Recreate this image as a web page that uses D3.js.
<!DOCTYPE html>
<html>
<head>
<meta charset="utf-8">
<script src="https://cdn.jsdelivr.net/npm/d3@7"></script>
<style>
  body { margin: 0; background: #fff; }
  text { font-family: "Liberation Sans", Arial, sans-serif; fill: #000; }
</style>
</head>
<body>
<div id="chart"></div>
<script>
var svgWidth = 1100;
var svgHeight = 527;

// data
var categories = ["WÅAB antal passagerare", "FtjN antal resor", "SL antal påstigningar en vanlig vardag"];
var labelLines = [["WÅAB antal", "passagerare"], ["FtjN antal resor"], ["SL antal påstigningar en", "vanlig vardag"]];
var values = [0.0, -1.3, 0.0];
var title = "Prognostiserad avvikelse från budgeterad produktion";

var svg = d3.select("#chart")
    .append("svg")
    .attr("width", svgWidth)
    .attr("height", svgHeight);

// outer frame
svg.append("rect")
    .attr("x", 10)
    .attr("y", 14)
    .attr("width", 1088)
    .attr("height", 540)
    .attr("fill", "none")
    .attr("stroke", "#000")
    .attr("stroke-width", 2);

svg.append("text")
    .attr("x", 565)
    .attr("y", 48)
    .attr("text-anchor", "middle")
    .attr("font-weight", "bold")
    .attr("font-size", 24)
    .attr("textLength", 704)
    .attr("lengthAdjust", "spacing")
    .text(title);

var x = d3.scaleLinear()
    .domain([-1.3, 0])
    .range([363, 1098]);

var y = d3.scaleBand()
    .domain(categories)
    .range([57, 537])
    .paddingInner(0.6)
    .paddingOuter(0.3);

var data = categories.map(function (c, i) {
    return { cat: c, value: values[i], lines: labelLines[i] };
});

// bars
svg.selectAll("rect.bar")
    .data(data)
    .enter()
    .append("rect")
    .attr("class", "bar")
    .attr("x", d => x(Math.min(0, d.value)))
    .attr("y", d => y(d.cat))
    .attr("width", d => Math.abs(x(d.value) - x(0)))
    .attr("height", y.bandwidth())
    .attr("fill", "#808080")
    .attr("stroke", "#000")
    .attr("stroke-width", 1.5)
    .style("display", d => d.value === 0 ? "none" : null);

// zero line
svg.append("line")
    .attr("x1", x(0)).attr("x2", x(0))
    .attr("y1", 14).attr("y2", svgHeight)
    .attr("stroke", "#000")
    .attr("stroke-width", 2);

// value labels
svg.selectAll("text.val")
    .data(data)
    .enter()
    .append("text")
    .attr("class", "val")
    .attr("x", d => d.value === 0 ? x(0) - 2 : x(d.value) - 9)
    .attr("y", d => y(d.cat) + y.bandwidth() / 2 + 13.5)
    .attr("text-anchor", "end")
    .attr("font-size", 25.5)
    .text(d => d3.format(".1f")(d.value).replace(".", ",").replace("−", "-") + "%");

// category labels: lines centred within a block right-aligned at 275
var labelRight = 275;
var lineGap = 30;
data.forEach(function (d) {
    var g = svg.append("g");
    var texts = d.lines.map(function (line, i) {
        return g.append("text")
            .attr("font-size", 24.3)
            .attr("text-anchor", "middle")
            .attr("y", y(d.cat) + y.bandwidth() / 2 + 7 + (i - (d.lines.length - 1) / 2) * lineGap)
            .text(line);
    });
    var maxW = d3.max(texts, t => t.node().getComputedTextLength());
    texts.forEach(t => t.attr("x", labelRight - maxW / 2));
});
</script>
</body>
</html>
------------------------------------------------------------
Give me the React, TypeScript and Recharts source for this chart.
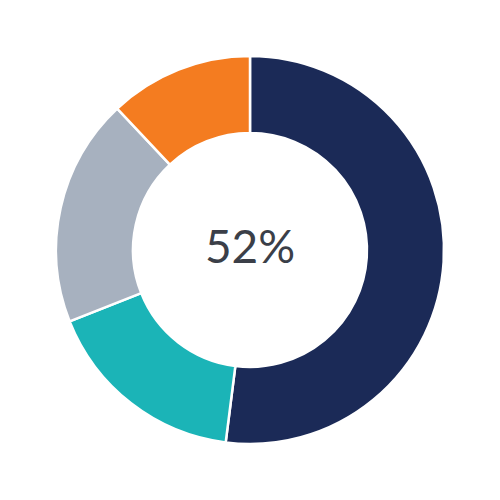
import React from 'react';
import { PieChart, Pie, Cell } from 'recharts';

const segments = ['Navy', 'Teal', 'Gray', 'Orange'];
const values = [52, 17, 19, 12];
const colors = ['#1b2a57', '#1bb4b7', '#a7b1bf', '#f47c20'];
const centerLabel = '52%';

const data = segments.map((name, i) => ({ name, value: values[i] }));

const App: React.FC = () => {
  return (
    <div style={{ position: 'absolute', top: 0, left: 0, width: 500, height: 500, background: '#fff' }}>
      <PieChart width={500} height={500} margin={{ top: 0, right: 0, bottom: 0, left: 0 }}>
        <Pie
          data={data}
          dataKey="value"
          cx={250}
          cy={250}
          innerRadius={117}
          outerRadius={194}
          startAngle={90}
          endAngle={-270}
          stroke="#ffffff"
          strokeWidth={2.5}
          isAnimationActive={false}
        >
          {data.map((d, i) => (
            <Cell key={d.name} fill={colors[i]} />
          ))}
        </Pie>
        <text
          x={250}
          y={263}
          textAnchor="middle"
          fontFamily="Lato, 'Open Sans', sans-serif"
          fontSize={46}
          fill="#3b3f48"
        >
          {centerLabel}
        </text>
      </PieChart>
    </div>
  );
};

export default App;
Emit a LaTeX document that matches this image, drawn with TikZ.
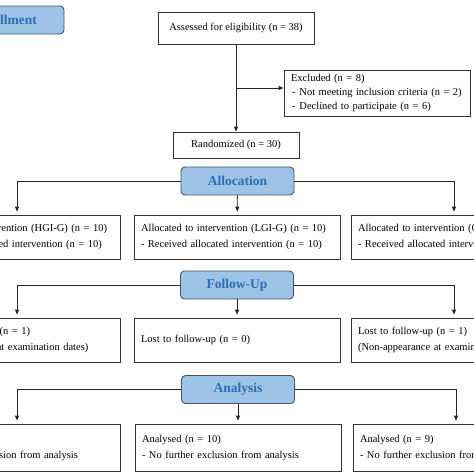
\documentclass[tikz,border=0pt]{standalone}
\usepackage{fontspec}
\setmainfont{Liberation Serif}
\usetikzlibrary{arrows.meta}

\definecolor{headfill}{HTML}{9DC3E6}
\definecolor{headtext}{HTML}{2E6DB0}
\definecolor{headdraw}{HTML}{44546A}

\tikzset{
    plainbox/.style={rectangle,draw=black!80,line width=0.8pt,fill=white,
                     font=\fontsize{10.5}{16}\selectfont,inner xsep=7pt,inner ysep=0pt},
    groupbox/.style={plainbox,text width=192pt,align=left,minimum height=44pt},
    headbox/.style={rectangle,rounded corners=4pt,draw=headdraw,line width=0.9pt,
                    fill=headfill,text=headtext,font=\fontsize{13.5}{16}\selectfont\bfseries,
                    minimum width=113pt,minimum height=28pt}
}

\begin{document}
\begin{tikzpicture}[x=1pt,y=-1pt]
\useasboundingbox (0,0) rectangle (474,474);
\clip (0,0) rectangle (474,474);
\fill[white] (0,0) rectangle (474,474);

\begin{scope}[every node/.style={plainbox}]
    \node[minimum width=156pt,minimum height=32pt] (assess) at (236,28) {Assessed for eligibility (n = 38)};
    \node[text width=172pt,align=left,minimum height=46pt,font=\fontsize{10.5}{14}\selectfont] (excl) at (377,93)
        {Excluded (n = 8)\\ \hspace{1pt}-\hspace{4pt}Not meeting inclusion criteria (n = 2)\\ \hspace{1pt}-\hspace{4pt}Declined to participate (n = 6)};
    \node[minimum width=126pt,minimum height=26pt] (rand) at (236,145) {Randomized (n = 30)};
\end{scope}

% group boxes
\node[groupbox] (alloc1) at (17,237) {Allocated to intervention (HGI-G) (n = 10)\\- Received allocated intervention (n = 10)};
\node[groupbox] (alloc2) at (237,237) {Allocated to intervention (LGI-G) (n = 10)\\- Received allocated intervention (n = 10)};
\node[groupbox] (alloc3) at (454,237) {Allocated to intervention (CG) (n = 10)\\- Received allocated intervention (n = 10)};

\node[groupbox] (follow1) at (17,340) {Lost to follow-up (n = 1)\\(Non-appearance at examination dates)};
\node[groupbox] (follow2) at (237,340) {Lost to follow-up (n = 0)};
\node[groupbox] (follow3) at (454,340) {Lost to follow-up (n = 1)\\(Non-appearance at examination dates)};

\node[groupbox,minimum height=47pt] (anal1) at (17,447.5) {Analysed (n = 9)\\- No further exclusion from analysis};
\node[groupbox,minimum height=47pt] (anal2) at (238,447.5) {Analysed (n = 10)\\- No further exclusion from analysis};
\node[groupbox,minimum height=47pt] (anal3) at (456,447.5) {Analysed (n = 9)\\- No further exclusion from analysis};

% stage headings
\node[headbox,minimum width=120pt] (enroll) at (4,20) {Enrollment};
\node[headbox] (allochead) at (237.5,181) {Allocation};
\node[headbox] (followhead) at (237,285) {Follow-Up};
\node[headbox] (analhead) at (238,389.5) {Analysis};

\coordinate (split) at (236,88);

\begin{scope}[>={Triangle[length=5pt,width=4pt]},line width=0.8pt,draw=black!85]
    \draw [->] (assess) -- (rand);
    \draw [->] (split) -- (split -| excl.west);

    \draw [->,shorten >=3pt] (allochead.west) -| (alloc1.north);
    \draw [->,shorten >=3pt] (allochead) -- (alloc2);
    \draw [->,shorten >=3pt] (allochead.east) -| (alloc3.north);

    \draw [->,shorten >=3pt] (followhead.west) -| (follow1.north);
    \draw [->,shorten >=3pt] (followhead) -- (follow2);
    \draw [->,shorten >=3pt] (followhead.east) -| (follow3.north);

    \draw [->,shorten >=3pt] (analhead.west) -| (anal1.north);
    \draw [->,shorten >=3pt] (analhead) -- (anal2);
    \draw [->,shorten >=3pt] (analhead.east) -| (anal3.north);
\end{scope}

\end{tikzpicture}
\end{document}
------------------------------------------------------------
▶ **Work instructions**
Exactly reproduce the stretch that starts at the line containing "Give me the" and ends at the line containing "const centerLabel = '52%';", both ends included; leave any pictures out.

▶ **Solution**
Give me the React, TypeScript and Recharts source for this chart.
import React from 'react';
import { PieChart, Pie, Cell } from 'recharts';

const segments = ['Navy', 'Teal', 'Gray', 'Orange'];
const values = [52, 17, 19, 12];
const colors = ['#1b2a57', '#1bb4b7', '#a7b1bf', '#f47c20'];
const centerLabel = '52%';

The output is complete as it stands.